Step-by-Step Example

Let’s go through a quick example to solidify our understanding. Suppose we have two vectors:

• ${ \vec{A} }$ has a magnitude of 10 units and makes an angle of 30° with the x-axis.
• ${ \vec{B} }$ has a magnitude of 5 units and makes an angle of 120° with the x-axis.

Step 1: Find the components of each vector.

For ${ \vec{A} }$:

• ${ A_x = 10 \cdot \cos(30°) = 10 \cdot (\sqrt{3}/2) ≈ 8.66 }$
• ${ A_y = 10 \cdot \sin(30°) = 10 \cdot (1/2) = 5 }$

So, ${ \vec{A} ≈ (8.66, 5) }$

For ${ \vec{B} }$:

• ${ B_x = 5 \cdot \cos(120°) = 5 \cdot (-1/2) = -2.5 }$
• ${ B_y = 5 \cdot \sin(120°) = 5 \cdot (\sqrt{3}/2) ≈ 4.33 }$

So, ${ \vec{B} ≈ (-2.5, 4.33) }$

Step 2: Add the components.

${ \vec{R} = (A_x + B_x, A_y + B_y) ≈ (8.66 - 2.5, 5 + 4.33) = (6.16, 9.33) }$

Step 3: Find the magnitude and direction of the resultant vector.
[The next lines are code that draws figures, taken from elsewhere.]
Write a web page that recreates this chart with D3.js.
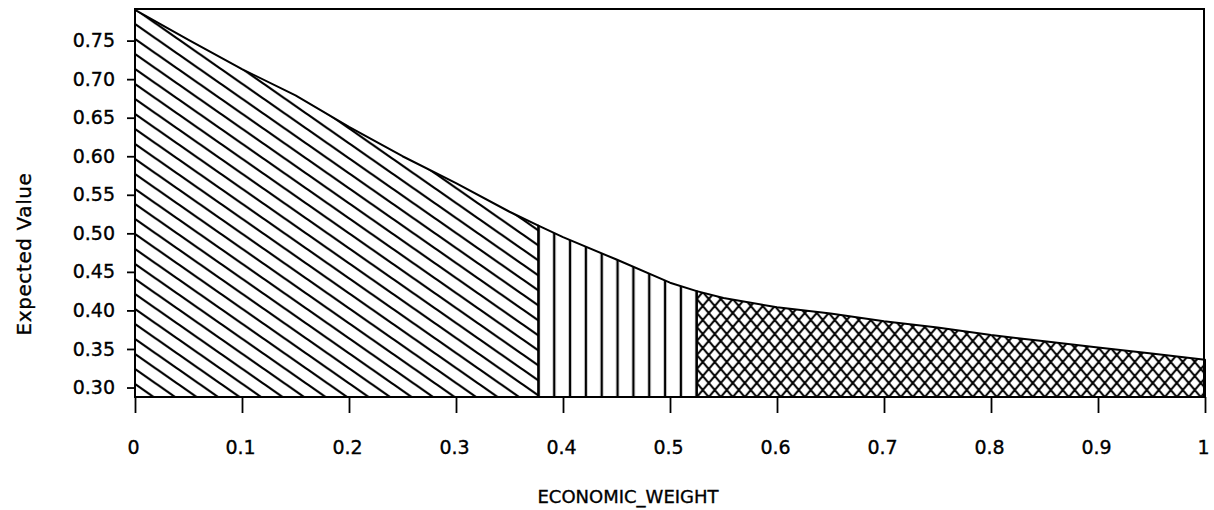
<!DOCTYPE html>
<html>
<head>
<meta charset="utf-8">
<script src="https://cdn.jsdelivr.net/npm/d3@7"></script>
<style>
  body { margin: 0; background: #fff; }
  text { font-family: "DejaVu Sans", sans-serif; fill: #000; stroke: #000; stroke-width: 0.35px; }
</style>
</head>
<body>
<div id="my_dataviz"></div>
<script>

// values
var economicWeight = [0, 0.05, 0.1, 0.15, 0.2, 0.25, 0.3, 0.35, 0.377, 0.4, 0.45, 0.5, 0.525,
                      0.55, 0.6, 0.65, 0.7, 0.75, 0.8, 0.85, 0.9, 0.95, 1];
var expectedValue = [0.790, 0.751, 0.713, 0.679, 0.638, 0.600, 0.565, 0.528, 0.510, 0.495, 0.466, 0.436, 0.425,
                     0.416, 0.404, 0.396, 0.386, 0.378, 0.368, 0.360, 0.352, 0.344, 0.336];
var breaks = [0, 0.377, 0.525, 1];
var hatchNames = ["diag", "vert", "cross"];
var xTicks = [0, 0.1, 0.2, 0.3, 0.4, 0.5, 0.6, 0.7, 0.8, 0.9, 1];
var yTicks = [0.30, 0.35, 0.40, 0.45, 0.50, 0.55, 0.60, 0.65, 0.70, 0.75];

var W = 1214, H = 510;
var margin = {top: 9, right: 1205, bottom: 397, left: 135};

var svg = d3.select("#my_dataviz")
  .append("svg")
    .attr("width", W)
    .attr("height", H);

var data = economicWeight.map(function(d, i) { return {x: d, y: expectedValue[i]}; });

var x = d3.scaleLinear()
  .domain([0, 1])
  .range([margin.left, margin.right]);

var y = d3.scaleLinear()
  .domain([0.2877, 0.791])
  .range([margin.bottom, margin.top]);

// hatch patterns
var defs = svg.append("defs");

var dw = 21.5, dh = 15;
defs.append("pattern")
    .attr("id", "diag")
    .attr("patternUnits", "userSpaceOnUse")
    .attr("width", dw).attr("height", dh)
    .attr("x", margin.left).attr("y", margin.top)
  .append("path")
    .attr("d", "M" + (-dw) + "," + (-dh) + "L" + (2 * dw) + "," + (2 * dh) +
               "M0," + (-dh) + "L" + (2 * dw) + "," + dh +
               "M" + (-dw) + ",0L" + dw + "," + (2 * dh))
    .attr("stroke", "#000")
    .attr("stroke-width", 2.2);

var vw = (x(0.525) - x(0.377)) / 10;
defs.append("pattern")
    .attr("id", "vert")
    .attr("patternUnits", "userSpaceOnUse")
    .attr("width", vw).attr("height", 20)
    .attr("x", x(0.377)).attr("y", 0)
  .append("path")
    .attr("d", "M0,0V20M" + vw + ",0V20")
    .attr("stroke", "#000")
    .attr("stroke-width", 2.4);

var cw = 12, ch = 14;
defs.append("pattern")
    .attr("id", "cross")
    .attr("patternUnits", "userSpaceOnUse")
    .attr("width", cw).attr("height", ch)
    .attr("x", x(0.525)).attr("y", margin.bottom)
  .append("path")
    .attr("d", "M" + (-cw) + "," + (-ch) + "L" + (2 * cw) + "," + (2 * ch) +
               "M" + (2 * cw) + "," + (-ch) + "L" + (-cw) + "," + (2 * ch))
    .attr("stroke", "#000")
    .attr("stroke-width", 2.1);

var area = d3.area()
  .x(function(d) { return x(d.x); })
  .y0(y(y.domain()[0]))
  .y1(function(d) { return y(d.y); });

// one filled area per region
for (var i = 0; i < 3; i++) {
  var seg = data.filter(function(d) { return d.x >= breaks[i] - 1e-9 && d.x <= breaks[i + 1] + 1e-9; });
  svg.append("path")
    .datum(seg)
    .attr("d", area)
    .attr("fill", "url(#" + hatchNames[i] + ")")
    .attr("stroke", "#000")
    .attr("stroke-width", 2)
    .attr("stroke-linejoin", "round");
}

// frame
svg.append("rect")
  .attr("x", margin.left).attr("y", margin.top)
  .attr("width", margin.right - margin.left - 1).attr("height", margin.bottom - margin.top)
  .attr("fill", "none")
  .attr("stroke", "#000")
  .attr("stroke-width", 2);

// X axis
var xAxis = svg.append("g")
  .attr("transform", "translate(0," + margin.bottom + ")")
  .call(d3.axisBottom(x).tickValues(xTicks).tickSize(16).tickPadding(28)
    .tickFormat(function(d) { return d === 0 || d === 1 ? d3.format("d")(d) : d3.format(".1f")(d); }));
xAxis.select(".domain").remove();
xAxis.selectAll("line").attr("stroke", "#000").attr("stroke-width", 1.8);
xAxis.selectAll("text")
  .attr("font-family", "DejaVu Sans")
  .attr("font-size", 19)
  .attr("dx", -2);

// Y axis
var yAxis = svg.append("g")
  .attr("transform", "translate(" + margin.left + ",0)")
  .call(d3.axisLeft(y).tickValues(yTicks).tickSize(8).tickPadding(12).tickFormat(d3.format(".2f")));
yAxis.select(".domain").remove();
yAxis.selectAll("line").attr("stroke", "#000").attr("stroke-width", 1.8);
yAxis.selectAll("text")
  .attr("font-family", "DejaVu Sans")
  .attr("font-size", 19);

// axis titles
svg.append("text")
  .attr("x", 628).attr("y", 503)
  .attr("text-anchor", "middle")
  .attr("font-size", 18)
  .text("ECONOMIC_WEIGHT");

svg.append("text")
  .attr("transform", "translate(31,254) rotate(-90)")
  .attr("text-anchor", "middle")
  .attr("font-size", 20)
  .attr("letter-spacing", 0.6)
  .text("Expected Value");

</script>
</body>
</html>
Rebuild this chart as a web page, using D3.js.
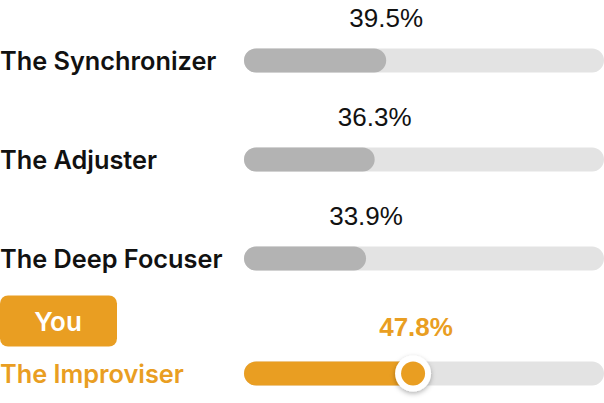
<!DOCTYPE html>
<html>
<head>
<meta charset="utf-8">
<script src="https://cdn.jsdelivr.net/npm/d3@7"></script>
<style>
  html, body { margin: 0; padding: 0; background: #fff; }
  svg { display: block; font-family: "Liberation Sans", Arial, sans-serif; }
  .cat { font-family: Inter, "Liberation Sans", sans-serif; }
</style>
</head>
<body>
<svg id="chart" width="604" height="403"></svg>
<script>
// values
const categories = ['The Synchronizer', 'The Adjuster', 'The Deep Focuser', 'The Improviser']
const values = [39.5, 36.3, 33.9, 47.8]
const youIndex = 3
const badgeLabel = 'You'

const orange = '#E99E22'
const gray = '#B3B3B3'
const track = '#E3E3E3'

const barH = 24
const badgeGap = 16

const svg = d3.select('#chart')

const x = d3.scaleLinear().domain([0, 100]).range([244, 604])

const y = d3.scalePoint()
  .domain(categories)
  .range([60.5, 357.5])

const rowY = (d, i) => y(d) + (i >= youIndex ? badgeGap : 0)

const defs = svg.append('defs')
const f = defs.append('filter').attr('id', 'knobShadow')
  .attr('x', '-50%').attr('y', '-50%').attr('width', '200%').attr('height', '200%')
f.append('feDropShadow')
  .attr('dx', 0).attr('dy', 2).attr('stdDeviation', 2.5)
  .attr('flood-color', '#000').attr('flood-opacity', 0.3)

const rows = svg.selectAll('g.row')
  .data(categories)
  .join('g')
  .attr('class', 'row')
  .attr('transform', (d, i) => `translate(0,${rowY(d, i)})`)

// category labels
rows.append('text')
  .attr('class', 'cat')
  .attr('x', 0)
  .attr('y', 9.5)
  .attr('font-size', 25.3)
  .attr('font-weight', 600)
  .attr('fill', (d, i) => i === youIndex ? orange : '#111')
  .text(d => d)

// background track
rows.append('rect')
  .attr('x', x(0))
  .attr('y', -barH / 2)
  .attr('width', x(100) - x(0))
  .attr('height', barH)
  .attr('rx', barH / 2)
  .attr('fill', track)

// value bar
rows.append('rect')
  .attr('x', x(0))
  .attr('y', -barH / 2)
  .attr('width', (d, i) => x(values[i]) - x(0))
  .attr('height', barH)
  .attr('rx', barH / 2)
  .attr('fill', (d, i) => i === youIndex ? orange : gray)

// value labels
rows.append('text')
  .attr('x', (d, i) => x(values[i]))
  .attr('y', (d, i) => i === youIndex ? -38 : -34)
  .attr('text-anchor', 'middle')
  .attr('font-size', 26)
  .attr('font-weight', (d, i) => i === youIndex ? 'bold' : 'normal')
  .attr('fill', (d, i) => i === youIndex ? orange : '#111')
  .text((d, i) => values[i].toFixed(1) + '%')

// knob on the highlighted row
const you = rows.filter((d, i) => i === youIndex)
you.append('circle')
  .attr('cx', x(values[youIndex]) - 3)
  .attr('r', 18)
  .attr('fill', '#fff')
  .attr('filter', 'url(#knobShadow)')
you.append('circle')
  .attr('cx', x(values[youIndex]) - 3)
  .attr('r', 12)
  .attr('fill', orange)

// "You" badge
const badge = svg.append('g')
  .attr('transform', `translate(0,${rowY(categories[youIndex], youIndex) - 78})`)
badge.append('rect')
  .attr('x', 0).attr('y', 0)
  .attr('width', 117).attr('height', 51)
  .attr('rx', 8)
  .attr('fill', orange)
badge.append('text')
  .attr('class', 'cat')
  .attr('x', 58)
  .attr('y', 35)
  .attr('text-anchor', 'middle')
  .attr('font-size', 26)
  .attr('font-weight', 600)
  .attr('fill', '#fff')
  .text(badgeLabel)
</script>
</body>
</html>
• ${ R = \sqrt{(6.16)^2 + (9.33)^2} ≈ \sqrt{37.9456 + 87.0489} ≈ \sqrt{124.9945} ≈ 11.18 }$
• ${ \theta = \arctan(\frac{9.33}{6.16}) ≈ \arctan(1.5146) ≈ 56.65° }$

So, the resultant vector ${ \vec{R} }$ has a magnitude of approximately 11.18 units and makes an angle of about 56.65° with the x-axis.

Common Mistakes to Avoid

• Adding Magnitudes Directly: Remember, you can't just add the magnitudes of the vectors to find the magnitude of the resultant vector. You must add the components first.
• Forgetting the Sign: Pay close attention to the signs of the components. If a vector points to the left or down, its corresponding component will be negative.
• Using the Wrong Angle: Make sure you're using the correct angle when finding the components. The angle should be measured from the positive x-axis.

Conclusion

So, there you have it! The correct formula for adding vectors in a Cartesian plane involves breaking down the vectors into their x and y components, adding the corresponding components, and then finding the magnitude and direction of the resultant vector. This is a fundamental concept in physics, and mastering it will help you solve a wide range of problems. Keep practicing, and you'll become a vector addition pro in no time! Good luck, and happy problem-solving!